What the names hide and suggest

Nothing in Raised by Wolves is by chance and the names have meaning.

Marcus Drusus was an important political reformer in ancient Rome, who lived before Christ and promoted changes in Roman laws, such as colonial and agrarian reform bills, as well as trying to resolve tensions between the senatorial order (the political class) and the equestrian order, or knights (the commercial class).

After suggesting citizenship and emancipation of Rome’s allies, he ended up murdered, at home, and the consequence was the triggering of a civil war that only came to an end when Lucius Cornelius Sulla (notice, LUCIUS) managed to unify the Roman empire, years later. This is a very general summary, it has a lot more historical details, but what matters are the names. Marcus was killed, Lucius emerged victorious on his behalf afterward.

On the other hand, Caleb, in Hebrew, is translated as “faithful, zealous, implacable, daring, courageous”, but, as it has the nature of a compound word, which was common in ancient Hebrew, it also means “heart”, that is, its most likely translation is “wholeheartedly” or “uniqueness”. According to the writings, he was one of the twelve spies sent by Moses to Canaan with the objective of exploring the Negev and surroundings for 40 days and making a complete assessment of the place, population, and its potential. It was Caleb who, according to the writings, would have calmed the people about Moses and asked for trust in God.

By combining the skills of a reformer and a man of faith, Raised by Wolves could have potentially created the perfect hero, but what we see is a complicated antagonist precisely because he is so unique. And having a fearless actor like Travis Fimmel to bring him to life made all the difference.

Interrupted arc?

In season one, Marcus (let’s make it easy and forget about “Caleb” for now) was our anti-hero. He killed an “innocent” to take his place but adopted his son Paul with more affection and consideration than the boy had ever known. The plan was to get to Kepler 22-b, and as soon as possible escape with Sue, his wife (actually “Mary”), and Paul, of course, to the tropical area and live without religion, quiet and in peace. Too simple for Raised by Wolves.
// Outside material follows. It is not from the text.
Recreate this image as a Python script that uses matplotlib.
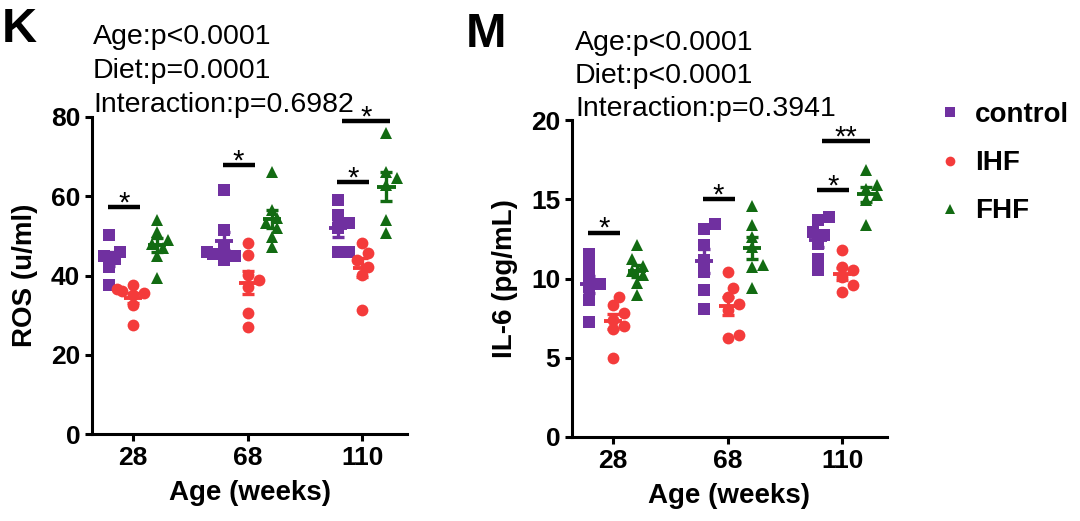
import numpy as np
import matplotlib
matplotlib.use("Agg")
import matplotlib.pyplot as plt
from matplotlib.lines import Line2D

plt.rcParams["font.family"] = ["Liberation Sans", "DejaVu Sans"]

# ---------------------------------------------------------------------------
# Data
# ---------------------------------------------------------------------------
AGES = ["28", "68", "110"]
GROUPS = ["control", "IHF", "FHF"]
COLORS = {"control": "#7030A0", "IHF": "#F43B3B", "FHF": "#126B12"}
MARKERS = {"control": "s", "IHF": "o", "FHF": "^"}

# ROS (u/ml), one list per age
ros_control = [[50.2, 46.0, 45.0, 44.2, 42.2, 37.6],
               [61.6, 51.5, 47.0, 46.0, 45.5, 45.0, 44.0],
               [59.1, 55.3, 53.2, 51.9, 46.0, 46.0]]
ros_ihf = [[37.5, 36.5, 36.0, 35.5, 35.0, 32.6, 27.5],
           [48.2, 45.2, 40.2, 38.9, 37.2, 30.5, 27.1],
           [48.2, 45.6, 43.9, 42.2, 40.2, 31.3]]
ros_fhf = [[54.0, 51.1, 49.0, 48.0, 47.0, 44.8, 39.3],
           [66.2, 56.6, 54.5, 53.2, 51.9, 49.8, 47.3],
           [75.9, 66.2, 64.6, 62.9, 54.0, 50.7]]

# IL-6 (pg/mL)
il6_control = [[11.57, 10.84, 10.10, 9.68, 9.47, 8.63, 7.27],
               [13.47, 13.15, 12.10, 11.15, 10.40, 9.26, 8.05],
               [13.88, 13.67, 12.94, 12.73, 12.20, 11.26, 10.52]]
il6_ihf = [[8.84, 8.30, 7.80, 7.40, 7.00, 6.80, 4.96],
           [10.40, 9.37, 8.84, 8.42, 8.00, 6.43, 6.22],
           [11.78, 10.73, 10.52, 10.10, 9.58, 9.16]]
il6_fhf = [[12.10, 11.20, 10.80, 10.50, 10.20, 9.70, 8.95],
           [14.60, 13.36, 12.62, 12.00, 10.84, 10.73, 9.37],
           [16.82, 15.88, 15.67, 15.25, 14.93, 13.36]]

# significance: (age index, pair, level, label)
ros_sig = [(0, "IHF", 57.2, "*"), (1, "IHF", 67.8, "*"),
           (2, "IHF", 63.5, "*"), (2, "FHF", 78.9, "*")]
il6_sig = [(0, "IHF", 12.9, "*"), (1, "IHF", 15.0, "*"),
           (2, "IHF", 15.56, "*"), (2, "FHF", 18.67, "**")]

ros_stats = ["Age:p<0.0001", "Diet:p=0.0001", "Interaction:p=0.6982"]
il6_stats = ["Age:p<0.0001", "Diet:p<0.0001", "Interaction:p=0.3941"]

OFFSET = {"control": -0.21, "IHF": 0.0, "FHF": 0.21}
SIG_SPAN = {"IHF": (-0.22, 0.06), "FHF": (-0.18, 0.24)}
W, H = 1080, 521


def swarm(vals, xc, ypu, xpu=114.5, d=11.0):
    """Simple deterministic beeswarm in pixel space."""
    vals = np.asarray(vals, dtype=float)
    xs = np.zeros(len(vals))
    placed = []
    for i in np.argsort(vals):
        y = vals[i] * ypu
        for k in (0, 1, -1, 2, -2, 3, -3):
            x = k * d * 0.5
            if all((x - px) ** 2 + (y - py) ** 2 >= (0.8 * d) ** 2 for px, py in placed):
                break
        placed.append((x, y))
        xs[i] = xc + x / xpu
    return xs


def panel(ax, data, sig, ymax, yticks, ylabel):
    ax.set_xlim(-0.36, 2.39)
    ax.set_ylim(0, ymax)
    ax_h_px = ax.get_position().height * H
    ypu = ax_h_px / ymax

    for g, series in zip(GROUPS, data):
        c = COLORS[g]
        for i, vals in enumerate(series):
            xc = i + OFFSET[g]
            xs = swarm(vals, xc, ypu)
            ax.plot(xs, vals, MARKERS[g], color=c, markersize=8.5,
                    markeredgewidth=0, zorder=3, clip_on=False)
            m = np.mean(vals)
            sem = np.std(vals, ddof=1) / np.sqrt(len(vals))
            ax.hlines(m, xc - 0.08, xc + 0.08, color=c, linewidth=2.8, zorder=4)
            ax.errorbar(xc, m, yerr=sem, color=c, capsize=4, elinewidth=2.4,
                        capthick=2.4, zorder=4, fmt="none")

    for i, pair, level, lab in sig:
        x0, x1 = SIG_SPAN[pair]
        ax.hlines(level, i + x0, i + x1, color="black", linewidth=3.2,
                  zorder=5, clip_on=False)
        ax.annotate(lab, xy=(i + (x0 + x1) / 2, level), xytext=(0, -3),
                    textcoords="offset points", ha="center", va="baseline",
                    fontsize=21, annotation_clip=False)

    for s in ("top", "right"):
        ax.spines[s].set_visible(False)
    for s in ("left", "bottom"):
        ax.spines[s].set_linewidth(2.2)
    ax.set_xticks(range(len(AGES)))
    ax.set_xticklabels(AGES)
    ax.set_yticks(yticks)
    ax.tick_params(width=2.2, length=5, labelsize=19)
    for t in ax.get_xticklabels() + ax.get_yticklabels():
        t.set_fontweight("bold")
    ax.set_xlabel("Age (weeks)", fontsize=20, fontweight="bold", labelpad=7)
    ax.set_ylabel(ylabel, fontsize=20, fontweight="bold", labelpad=9)


fig = plt.figure(figsize=(W / 100, H / 100), dpi=100)
ax_k = fig.add_axes([92 / W, 1 - 434 / H, 315 / W, 317 / H])
ax_m = fig.add_axes([572 / W, 1 - 437 / H, 315 / W, 317 / H])

panel(ax_k, [ros_control, ros_ihf, ros_fhf], ros_sig, 80, [0, 20, 40, 60, 80],
      "ROS (u/ml)")
panel(ax_m, [il6_control, il6_ihf, il6_fhf], il6_sig, 20, [0, 5, 10, 15, 20],
      "IL-6 (pg/mL)")

# panel letters and two-way ANOVA summaries
fig.text(2 / W, 1 - 42 / H, "K", fontsize=35, fontweight="bold", va="baseline")
fig.text(466 / W, 1 - 47 / H, "M", fontsize=35, fontweight="bold", va="baseline")
for j, line in enumerate(ros_stats):
    fig.text(93 / W, 1 - (44 + 34 * j) / H, line, fontsize=20.5, va="baseline")
for j, line in enumerate(il6_stats):
    fig.text(575 / W, 1 - (50 + 33 * j) / H, line, fontsize=20.5, va="baseline")

handles = [Line2D([], [], linestyle="none", marker=MARKERS[g], color=COLORS[g],
                  markersize=7, markeredgewidth=0) for g in GROUPS]
leg = fig.legend(handles, GROUPS, loc="upper left", bbox_to_anchor=(936 / W, 1 - 102 / H),
                 frameon=False, handlelength=1.0, handletextpad=0.4,
                 borderpad=0, borderaxespad=0,
                 labelspacing=0.8, prop={"size": 20, "weight": "bold"})

fig.savefig("out.png", dpi=100)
Still disguised, he makes an area cover and bumps into Lamia and Campion, discovers that she is a Necromancer, but things go bad and the android kills almost everyone in the ark, also kidnaping some children, among them, precisely Paul. For Marcus and Sue in theory now would be even easier to get rid of the problem, but they were already attached to the boy and ended up fatally deviating from the planning. Marcus is “infected” with Sol’s voice, becomes a kind of The Shining, is unmasked by Lucius, and is left to die.
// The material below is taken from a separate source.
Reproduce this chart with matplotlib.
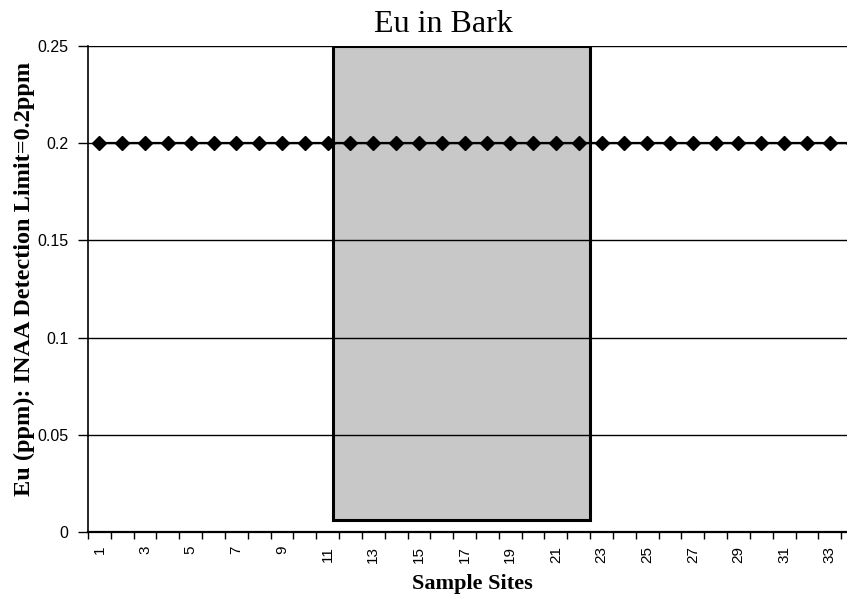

In the second season we see him with powers borrowed from the eyes of the necromancer, still devoted to Sol, but already creating a new, more democratic religion. Unfortunately, the atheists are no better than the Mithraic. When they use Paul as bait, it unites Sue and Marcus again in order to save their son (with Lamia’s support). What a turn! Cool! But not.
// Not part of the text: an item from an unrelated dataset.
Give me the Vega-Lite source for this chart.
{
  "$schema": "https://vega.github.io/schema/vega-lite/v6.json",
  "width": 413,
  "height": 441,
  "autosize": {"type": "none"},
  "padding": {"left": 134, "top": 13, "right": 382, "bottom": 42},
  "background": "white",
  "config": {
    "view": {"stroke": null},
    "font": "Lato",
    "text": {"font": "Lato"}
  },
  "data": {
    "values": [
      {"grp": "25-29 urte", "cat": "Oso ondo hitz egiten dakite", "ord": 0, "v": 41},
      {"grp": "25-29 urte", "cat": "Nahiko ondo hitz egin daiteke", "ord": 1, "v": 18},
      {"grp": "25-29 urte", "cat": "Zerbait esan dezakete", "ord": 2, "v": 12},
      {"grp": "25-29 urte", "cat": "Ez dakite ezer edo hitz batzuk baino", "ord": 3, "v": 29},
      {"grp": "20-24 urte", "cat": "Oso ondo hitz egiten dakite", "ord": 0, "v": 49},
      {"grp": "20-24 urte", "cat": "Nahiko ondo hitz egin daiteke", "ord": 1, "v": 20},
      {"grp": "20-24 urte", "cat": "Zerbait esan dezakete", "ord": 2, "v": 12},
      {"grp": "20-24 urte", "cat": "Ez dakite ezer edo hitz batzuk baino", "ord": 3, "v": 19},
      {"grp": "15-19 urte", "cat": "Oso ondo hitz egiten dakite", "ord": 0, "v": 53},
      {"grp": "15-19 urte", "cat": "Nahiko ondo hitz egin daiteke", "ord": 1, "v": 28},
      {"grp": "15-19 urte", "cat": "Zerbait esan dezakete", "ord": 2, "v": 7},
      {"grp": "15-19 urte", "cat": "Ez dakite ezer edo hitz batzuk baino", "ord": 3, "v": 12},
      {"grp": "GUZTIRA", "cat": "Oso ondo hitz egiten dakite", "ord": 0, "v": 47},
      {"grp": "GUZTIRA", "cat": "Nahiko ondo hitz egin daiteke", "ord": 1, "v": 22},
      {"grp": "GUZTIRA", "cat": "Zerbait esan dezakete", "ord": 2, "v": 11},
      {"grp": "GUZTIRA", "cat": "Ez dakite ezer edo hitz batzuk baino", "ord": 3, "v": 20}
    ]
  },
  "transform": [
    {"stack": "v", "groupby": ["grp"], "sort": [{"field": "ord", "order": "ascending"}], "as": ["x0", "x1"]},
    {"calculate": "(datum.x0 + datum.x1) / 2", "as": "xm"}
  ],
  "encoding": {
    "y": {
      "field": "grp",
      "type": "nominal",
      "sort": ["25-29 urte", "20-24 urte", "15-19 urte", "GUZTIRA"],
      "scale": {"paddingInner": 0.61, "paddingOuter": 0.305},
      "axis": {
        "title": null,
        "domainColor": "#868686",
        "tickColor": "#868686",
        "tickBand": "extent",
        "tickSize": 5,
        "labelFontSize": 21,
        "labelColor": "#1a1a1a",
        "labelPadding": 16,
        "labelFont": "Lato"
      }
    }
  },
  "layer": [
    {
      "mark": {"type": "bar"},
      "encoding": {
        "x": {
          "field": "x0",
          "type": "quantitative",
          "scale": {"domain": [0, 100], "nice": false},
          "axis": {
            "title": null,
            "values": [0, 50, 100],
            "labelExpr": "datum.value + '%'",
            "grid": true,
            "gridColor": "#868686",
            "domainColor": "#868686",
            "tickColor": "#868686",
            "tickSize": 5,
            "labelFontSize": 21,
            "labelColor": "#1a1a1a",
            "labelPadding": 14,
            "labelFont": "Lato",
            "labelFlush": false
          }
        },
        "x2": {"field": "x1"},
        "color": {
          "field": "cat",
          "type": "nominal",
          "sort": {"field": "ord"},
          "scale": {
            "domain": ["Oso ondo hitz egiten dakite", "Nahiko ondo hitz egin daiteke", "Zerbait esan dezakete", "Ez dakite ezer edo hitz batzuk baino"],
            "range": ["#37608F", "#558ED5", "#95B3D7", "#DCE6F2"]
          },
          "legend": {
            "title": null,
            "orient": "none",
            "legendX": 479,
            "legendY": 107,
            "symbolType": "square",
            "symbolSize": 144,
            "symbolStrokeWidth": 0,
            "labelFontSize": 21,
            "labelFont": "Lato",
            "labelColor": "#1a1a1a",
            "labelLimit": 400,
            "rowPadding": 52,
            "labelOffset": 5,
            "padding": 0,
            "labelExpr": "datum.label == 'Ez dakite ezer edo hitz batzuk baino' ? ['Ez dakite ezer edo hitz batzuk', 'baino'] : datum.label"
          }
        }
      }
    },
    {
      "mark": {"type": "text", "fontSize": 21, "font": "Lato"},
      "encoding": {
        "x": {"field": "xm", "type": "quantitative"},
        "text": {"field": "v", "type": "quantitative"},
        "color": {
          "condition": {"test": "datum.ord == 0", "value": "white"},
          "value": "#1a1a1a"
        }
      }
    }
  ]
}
Sue becomes a tree, Marcus disillusioned and without the influence of the voice returns to what he was before: an atheist. But now with a twist, he is Lamia’s partner declares war on Sol. Wow!!! What a turn! Cool! But not.

I warned you that when Father and Mother promised Lucius he could kill Marcus that it would have consequences. But not even we could imagine that it was precisely Sol who would take advantage of the unique opportunity. I don’t know if I celebrate this turning point yet.

I’ve been traumatized since Game of Thrones, which stripped Jon Snow of heroism to subvert expectations when they so radically invert a character’s arc. Marcus had already passed through Sol’s influence, knew he was susceptible (everyone warned him, including Grandmother), and didn’t deny it – because he was always honest in all his dishonesty. But the potential of his union with Lamia against Sol and Grandmother was very interesting and now we are – again – up in the air and upside down (pun intended).

We’ll find out in 2023 or 2024 when they make a third season official… and we’ll have Travis Fimmelthe Shining, the sequel. Will it be?